Provided material:
= = = = = = =

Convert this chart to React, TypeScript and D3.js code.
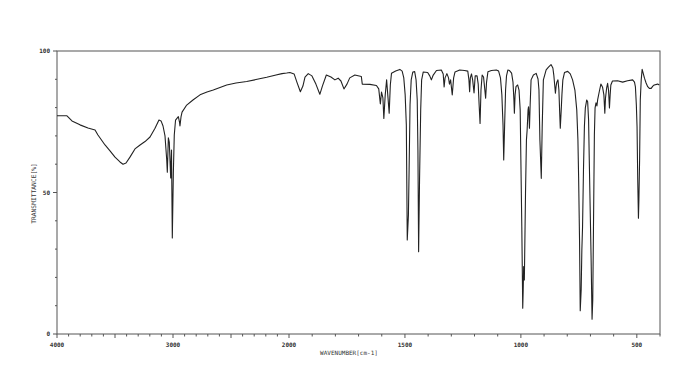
import React from "react";
import * as d3 from "d3";

const wavenumbers: number[] = [
  4000, 3914, 3871, 3802, 3733, 3672, 3647, 3586, 3543, 3500, 3457, 3431, 3405, 3371, 3328, 3284, 3241, 3198, 3155, 3121,
  3103, 3086, 3069, 3054, 3049, 3040, 3032, 3020, 3013, 3006, 2997, 2989, 2978, 2954, 2944, 2940, 2931, 2922, 2882, 2828,
  2767, 2707, 2653, 2595, 2537, 2457, 2365, 2285, 2192, 2112, 2060, 2020, 1996, 1978, 1966, 1951, 1940, 1931, 1917, 1901,
  1884, 1867, 1856, 1839, 1819, 1802, 1788, 1776, 1763, 1750, 1738, 1716, 1688, 1684, 1651, 1623, 1613, 1606, 1601, 1595,
  1591, 1585, 1579, 1574, 1568, 1563, 1558, 1540, 1522, 1512, 1505, 1499, 1494, 1490, 1485, 1482, 1478, 1473, 1466, 1458,
  1452, 1447, 1444, 1441, 1437, 1432, 1428, 1421, 1402, 1393, 1386, 1378, 1364, 1343, 1335, 1331, 1327, 1319, 1312, 1308,
  1303, 1296, 1290, 1284, 1264, 1243, 1229, 1224, 1221, 1218, 1213, 1208, 1202, 1197, 1189, 1184, 1180, 1176, 1172, 1167,
  1161, 1157, 1152, 1148, 1142, 1127, 1106, 1096, 1088, 1082, 1077, 1074, 1070, 1066, 1062, 1056, 1049, 1040, 1034, 1030,
  1028, 1025, 1021, 1014, 1008, 1003, 1000, 996, 992, 990, 988, 985, 980, 976, 973, 969, 967, 965, 963, 960,
  956, 946, 934, 926, 922, 918, 912, 908, 903, 891, 881, 870, 862, 858, 853, 851, 848, 845, 840, 836,
  833, 830, 826, 823, 819, 812, 798, 787, 777, 767, 759, 754, 751, 747, 744, 740, 737, 734, 730, 726,
  722, 716, 712, 708, 705, 701, 697, 693, 690, 687, 683, 680, 676, 672, 669, 662, 655, 648, 642, 638,
  635, 630, 626, 622, 618, 615, 612, 605, 583, 561, 540, 518, 510, 506, 502, 499, 496, 493, 491, 488,
  485, 481, 477, 474, 467, 460, 453, 446, 438, 431, 425, 410, 403,
];

const transmittance: number[] = [
  77.1, 77.1, 75.3, 73.9, 72.8, 72.1, 70.3, 66.8, 64.7, 62.5, 60.8, 60.0, 60.4, 62.5, 65.4, 66.8, 68.0, 69.6, 72.7, 75.6,
  75.3, 73.5, 70.0, 61.5, 57.2, 69.3, 67.8, 55.1, 65.0, 33.9, 56.9, 70.3, 75.6, 76.8, 74.9, 73.5, 76.7, 78.4, 80.9, 82.7,
  84.5, 85.5, 86.2, 87.1, 88.0, 88.7, 89.2, 89.9, 90.7, 91.5, 92.0, 92.2, 92.4, 91.9, 89.0, 85.6, 87.6, 90.8, 92.0, 91.2,
  88.3, 84.7, 87.6, 91.5, 90.8, 89.8, 90.4, 89.4, 86.6, 88.3, 90.5, 91.5, 91.0, 88.3, 88.2, 87.8, 86.6, 81.3, 85.5, 83.4,
  76.2, 84.5, 89.8, 84.5, 78.0, 88.0, 92.1, 92.9, 93.5, 92.9, 90.5, 84.5, 73.9, 33.2, 42.0, 58.0, 80.9, 89.8, 92.6, 92.7,
  89.8, 82.7, 65.0, 29.1, 54.4, 79.2, 89.8, 92.6, 92.4, 91.2, 89.8, 91.5, 93.1, 93.3, 91.9, 87.3, 90.5, 92.0, 90.5, 88.3,
  89.8, 84.5, 90.5, 92.6, 93.3, 93.1, 92.9, 89.8, 85.6, 90.5, 91.9, 89.8, 85.2, 91.2, 91.2, 88.3, 80.9, 74.4, 86.2, 91.5,
  90.8, 87.6, 83.3, 89.0, 92.7, 93.1, 93.3, 92.9, 90.5, 84.5, 73.9, 61.5, 73.9, 86.2, 91.2, 93.3, 93.1, 92.2, 89.0, 82.7,
  78.0, 84.5, 87.4, 88.0, 86.2, 79.2, 61.5, 37.9, 9.1, 15.5, 23.8, 19.1, 49.7, 68.6, 72.1, 79.2, 80.3, 77.4, 72.7, 80.9,
  89.8, 91.5, 92.1, 90.1, 86.2, 68.6, 55.0, 73.3, 89.8, 93.3, 94.3, 95.2, 94.0, 91.5, 86.9, 85.1, 87.6, 89.0, 89.8, 86.2,
  79.2, 72.7, 79.2, 84.5, 89.8, 92.4, 92.8, 91.9, 89.8, 86.2, 79.2, 68.6, 55.6, 33.2, 8.2, 15.5, 29.7, 37.9, 58.0, 73.3,
  79.9, 82.7, 82.1, 75.6, 61.5, 43.8, 26.1, 5.2, 12.0, 36.7, 70.3, 79.9, 81.7, 80.6, 82.7, 85.6, 88.3, 87.3, 84.5, 78.0,
  83.4, 87.0, 88.6, 86.2, 79.9, 84.5, 88.0, 89.4, 89.5, 89.0, 89.5, 89.8, 89.0, 87.3, 80.9, 73.3, 54.4, 40.9, 47.3, 61.5,
  82.7, 89.8, 93.5, 92.6, 90.4, 88.7, 87.4, 86.8, 86.8, 87.6, 88.0, 88.3, 88.0,
];

const xLabelTicks: number[] = [4000, 3000, 2000, 1500, 1000, 500];
const yLabelTicks: number[] = [0, 50, 100];
const xTitle = "WAVENUMBER[cm-1]";
const yTitle = "TRANSMITTANCE[%]";

export default function App() {
  const W = 700;
  const H = 385;
  const left = 57;
  const right = 660;
  const top = 51;
  const bottom = 334;

  const x = d3.scaleLinear().domain([4000, 2000, 400]).range([left, 289, right]);
  const y = d3.scaleLinear().domain([0, 100]).range([bottom, top]);

  const pts = wavenumbers.map((w, i) => [w, transmittance[i]] as [number, number]);
  const line = d3
    .line<[number, number]>()
    .x((d) => x(d[0]))
    .y((d) => y(d[1]));

  const xMinor = d3.range(4000, 399, -100);
  const yMinor = d3.range(0, 101, 10);
  const axisColor = "#555";
  const font = "'DejaVu Sans Mono', monospace";

  return (
    <div style={{ position: "absolute", left: 0, top: 0 }}>
      <svg width={W} height={H} style={{ display: "block", background: "#fff" }}>
        <rect x={left} y={top} width={right - left} height={bottom - top} fill="none" stroke={axisColor} strokeWidth={1} />
        {xMinor.map((t) => {
          const major = t % 500 === 0;
          return (
            <line key={"xt" + t} x1={x(t)} x2={x(t)} y1={bottom} y2={bottom + (major ? 4 : 2.5)} stroke={axisColor} strokeWidth={1} />
          );
        })}
        {yMinor.map((t) => {
          const major = t % 50 === 0;
          return (
            <line key={"yt" + t} x1={left - (major ? 4 : 2)} x2={left} y1={y(t)} y2={y(t)} stroke={axisColor} strokeWidth={1} />
          );
        })}
        {xLabelTicks.map((t) => (
          <text key={"xl" + t} x={x(t)} y={bottom + 13} textAnchor="middle" fontFamily={font} fontSize={6} fontWeight="bold" fill="#333">
            {t}
          </text>
        ))}
        {yLabelTicks.map((t) => (
          <text key={"yl" + t} x={left - 7} y={y(t) + 2} textAnchor="end" fontFamily={font} fontSize={6} fontWeight="bold" fill="#333">
            {t}
          </text>
        ))}
        <text x={349} y={bottom + 21} textAnchor="middle" fontFamily={font} fontSize={6} fill="#333">
          {xTitle}
        </text>
        <text
          transform={`translate(36, ${(top + bottom) / 2 + 1}) rotate(-90)`}
          textAnchor="middle"
          fontFamily={font}
          fontSize={6.3}
          fill="#333"
        >
          {yTitle}
        </text>
        <path d={line(pts) || ""} fill="none" stroke="#222" strokeWidth={1.1} strokeLinejoin="round" />
      </svg>
    </div>
  );
}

= = = = = = =

Exercise requirements:
Take the material above from its first line through the line holding "import * as" and set it down exactly, without the pictures.

Output:
Convert this chart to React, TypeScript and D3.js code.
import React from "react";
import * as d3 from "d3";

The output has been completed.